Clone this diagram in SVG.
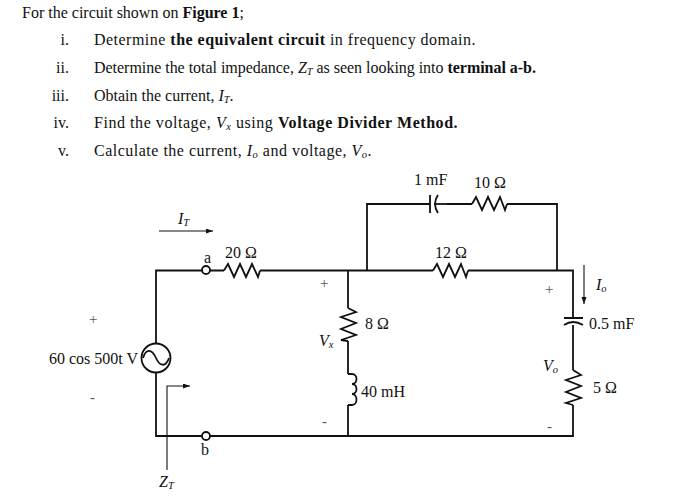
<svg xmlns="http://www.w3.org/2000/svg" width="683" height="500" viewBox="0 0 683 500">
<style>
text{font-family:"Liberation Serif","Times New Roman",serif;font-size:16px;fill:#111}
.b{font-weight:bold}.i{font-style:italic}.sub{font-size:10.5px;font-style:italic}
.e{text-anchor:end}
.w{fill:none;stroke:#111;stroke-width:1.8}
.t{fill:none;stroke:#111;stroke-width:1.1}
.o{fill:#fff;stroke:#111;stroke-width:1.8}
.s{fill:#555;font-size:15px}
</style>
<defs>
<marker id="ah" markerWidth="8" markerHeight="6" refX="7" refY="2.5" orient="auto" markerUnits="userSpaceOnUse"><path d="M0 0L7 2.5L0 5Z" fill="#111"/></marker>
</defs>
<g id="question">
<text x="22" y="18">For the circuit shown on <tspan class="b">Figure 1</tspan>;</text>
<text class="e" x="69" y="45">i.</text>
<text x="94" y="45" letter-spacing=".48">Determine <tspan class="b">the equivalent circuit</tspan> in frequency domain.</text>
<text class="e" x="69" y="73">ii.</text>
<text x="94" y="73" letter-spacing="-.03">Determine the total impedance, <tspan class="i">Z<tspan class="sub" dy="2">T</tspan></tspan><tspan dy="-2"> as seen looking into </tspan><tspan class="b">terminal a-b.</tspan></text>
<text class="e" x="69" y="101">iii.</text>
<text x="94" y="101">Obtain the current, <tspan class="i">I<tspan class="sub" dy="2">T</tspan></tspan><tspan dy="-2">.</tspan></text>
<text class="e" x="69" y="128">iv.</text>
<text x="94" y="128" letter-spacing=".55">Find the voltage, <tspan class="i">V<tspan class="sub" dy="2">x</tspan></tspan><tspan dy="-2"> using </tspan><tspan class="b">Voltage Divider Method.</tspan></text>
<text class="e" x="69" y="156">v.</text>
<text x="94" y="156" letter-spacing=".5">Calculate the current, <tspan class="i">I<tspan class="sub" dy="2">o</tspan></tspan><tspan dy="-2"> and voltage, </tspan><tspan class="i">V<tspan class="sub" dy="2">o</tspan></tspan><tspan dy="-2">.</tspan></text>
</g>
<g id="connectors">
<path class="w" d="M156 344V270.5H202M210 270.5H224M260 270.5H433M468 270.5H573V318M573 325V370M573 405V436H156V372"/>
<path class="w" d="M367 270.5V204H430M447 204H472M507 204H557V270.5"/>
<path class="w" d="M348 270.5V308M348 341V374M348 405V436"/>
<path class="t" marker-end="url(#ah)" d="M159 231H213"/>
<path class="t" marker-end="url(#ah)" d="M167 470V386H190"/>
<path class="t" marker-end="url(#ah)" d="M584 265V304"/>
</g>
<g id="source"><circle class="o" cx="156" cy="358" r="14.5"/><path class="w" d="M143 358C146 348 152 349 156 358S166 367 169 358"/><text x="49" y="364">60 cos 500t V</text><text class="s" x="89" y="324">+</text><text class="s" x="90" y="402">-</text></g>
<g id="terminal-a"><circle class="o" cx="206" cy="270" r="4"/><text x="204" y="263">a</text></g>
<g id="terminal-b"><circle class="o" cx="206" cy="436" r="4"/><text x="201" y="455">b</text></g>
<g id="r20"><path class="w" d="M224 270.5L228 264L234 277L240 264L246 277L252 264L258 277L260 270.5"/><text x="225" y="258">20 Ω</text></g>
<g id="r12"><path class="w" d="M433 270.5L437 264L443 277L449 264L455 277L461 264L466 277L468 270.5"/><text x="435" y="258">12 Ω</text></g>
<g id="c1"><path class="w" d="M430 195V213M438 195Q432 204 438 213"/><path class="w" d="M434 204H447"/><text x="414" y="185">1 mF</text></g>
<g id="r10"><path class="w" d="M472 204L476 197L482 210L488 197L494 210L500 197L505 210L507 204"/><text x="474" y="188">10 Ω</text></g>
<g id="r8"><path class="w" d="M348 308L356 312L341 317L356 323L341 329L356 335L341 340L348 341"/><text x="365" y="329">8 Ω</text></g>
<g id="l40"><path class="w" d="M348 374H352C358 374 358 384 352 384C358 384 358 394 352 394C358 394 358 405 352 405H348"/><text x="361" y="397">40 mH</text></g>
<g id="c05"><path class="w" d="M564 318H583M564 325Q573 319 583 325"/><text x="589" y="329">0.5 mF</text></g>
<g id="r5"><path class="w" d="M573 370L581 375L566 380L581 386L566 392L581 398L566 403L573 405"/><text x="593" y="393">5 Ω</text></g>
<g id="labels">
<text class="i" x="178" y="224">I<tspan class="sub" dy="2">T</tspan></text>
<text class="i" x="159" y="487">Z<tspan class="sub" dy="2">T</tspan></text>
<text class="i" x="596" y="290">I<tspan class="sub" dy="2">o</tspan></text>
<text class="i" x="319" y="346">V<tspan class="sub" dy="2">x</tspan></text>
<text class="i" x="543" y="371">V<tspan class="sub" dy="2">o</tspan></text>
<text class="s" x="320" y="288">+</text>
<text class="s" x="322" y="426">-</text>
<text class="s" x="545" y="294">+</text>
<text class="s" x="547" y="431">-</text>
</g>
</svg>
-- -- --
* TASK TO CARRY OUT:
Copy out the listing exactly as it stands, but not the pictures.

* TASK RESULT:
Clone this diagram in SVG.
<svg xmlns="http://www.w3.org/2000/svg" width="683" height="500" viewBox="0 0 683 500">
<style>
text{font-family:"Liberation Serif","Times New Roman",serif;font-size:16px;fill:#111}
.b{font-weight:bold}.i{font-style:italic}.sub{font-size:10.5px;font-style:italic}
.e{text-anchor:end}
.w{fill:none;stroke:#111;stroke-width:1.8}
.t{fill:none;stroke:#111;stroke-width:1.1}
.o{fill:#fff;stroke:#111;stroke-width:1.8}
.s{fill:#555;font-size:15px}
</style>
<defs>
<marker id="ah" markerWidth="8" markerHeight="6" refX="7" refY="2.5" orient="auto" markerUnits="userSpaceOnUse"><path d="M0 0L7 2.5L0 5Z" fill="#111"/></marker>
</defs>
<g id="question">
<text x="22" y="18">For the circuit shown on <tspan class="b">Figure 1</tspan>;</text>
<text class="e" x="69" y="45">i.</text>
<text x="94" y="45" letter-spacing=".48">Determine <tspan class="b">the equivalent circuit</tspan> in frequency domain.</text>
<text class="e" x="69" y="73">ii.</text>
<text x="94" y="73" letter-spacing="-.03">Determine the total impedance, <tspan class="i">Z<tspan class="sub" dy="2">T</tspan></tspan><tspan dy="-2"> as seen looking into </tspan><tspan class="b">terminal a-b.</tspan></text>
<text class="e" x="69" y="101">iii.</text>
<text x="94" y="101">Obtain the current, <tspan class="i">I<tspan class="sub" dy="2">T</tspan></tspan><tspan dy="-2">.</tspan></text>
<text class="e" x="69" y="128">iv.</text>
<text x="94" y="128" letter-spacing=".55">Find the voltage, <tspan class="i">V<tspan class="sub" dy="2">x</tspan></tspan><tspan dy="-2"> using </tspan><tspan class="b">Voltage Divider Method.</tspan></text>
<text class="e" x="69" y="156">v.</text>
<text x="94" y="156" letter-spacing=".5">Calculate the current, <tspan class="i">I<tspan class="sub" dy="2">o</tspan></tspan><tspan dy="-2"> and voltage, </tspan><tspan class="i">V<tspan class="sub" dy="2">o</tspan></tspan><tspan dy="-2">.</tspan></text>
</g>
<g id="connectors">
<path class="w" d="M156 344V270.5H202M210 270.5H224M260 270.5H433M468 270.5H573V318M573 325V370M573 405V436H156V372"/>
<path class="w" d="M367 270.5V204H430M447 204H472M507 204H557V270.5"/>
<path class="w" d="M348 270.5V308M348 341V374M348 405V436"/>
<path class="t" marker-end="url(#ah)" d="M159 231H213"/>
<path class="t" marker-end="url(#ah)" d="M167 470V386H190"/>
<path class="t" marker-end="url(#ah)" d="M584 265V304"/>
</g>
<g id="source"><circle class="o" cx="156" cy="358" r="14.5"/><path class="w" d="M143 358C146 348 152 349 156 358S166 367 169 358"/><text x="49" y="364">60 cos 500t V</text><text class="s" x="89" y="324">+</text><text class="s" x="90" y="402">-</text></g>
<g id="terminal-a"><circle class="o" cx="206" cy="270" r="4"/><text x="204" y="263">a</text></g>
<g id="terminal-b"><circle class="o" cx="206" cy="436" r="4"/><text x="201" y="455">b</text></g>
<g id="r20"><path class="w" d="M224 270.5L228 264L234 277L240 264L246 277L252 264L258 277L260 270.5"/><text x="225" y="258">20 Ω</text></g>
<g id="r12"><path class="w" d="M433 270.5L437 264L443 277L449 264L455 277L461 264L466 277L468 270.5"/><text x="435" y="258">12 Ω</text></g>
<g id="c1"><path class="w" d="M430 195V213M438 195Q432 204 438 213"/><path class="w" d="M434 204H447"/><text x="414" y="185">1 mF</text></g>
<g id="r10"><path class="w" d="M472 204L476 197L482 210L488 197L494 210L500 197L505 210L507 204"/><text x="474" y="188">10 Ω</text></g>
<g id="r8"><path class="w" d="M348 308L356 312L341 317L356 323L341 329L356 335L341 340L348 341"/><text x="365" y="329">8 Ω</text></g>
<g id="l40"><path class="w" d="M348 374H352C358 374 358 384 352 384C358 384 358 394 352 394C358 394 358 405 352 405H348"/><text x="361" y="397">40 mH</text></g>
<g id="c05"><path class="w" d="M564 318H583M564 325Q573 319 583 325"/><text x="589" y="329">0.5 mF</text></g>
<g id="r5"><path class="w" d="M573 370L581 375L566 380L581 386L566 392L581 398L566 403L573 405"/><text x="593" y="393">5 Ω</text></g>
<g id="labels">
<text class="i" x="178" y="224">I<tspan class="sub" dy="2">T</tspan></text>
<text class="i" x="159" y="487">Z<tspan class="sub" dy="2">T</tspan></text>
<text class="i" x="596" y="290">I<tspan class="sub" dy="2">o</tspan></text>
<text class="i" x="319" y="346">V<tspan class="sub" dy="2">x</tspan></text>
<text class="i" x="543" y="371">V<tspan class="sub" dy="2">o</tspan></text>
<text class="s" x="320" y="288">+</text>
<text class="s" x="322" y="426">-</text>
<text class="s" x="545" y="294">+</text>
<text class="s" x="547" y="431">-</text>
</g>
</svg>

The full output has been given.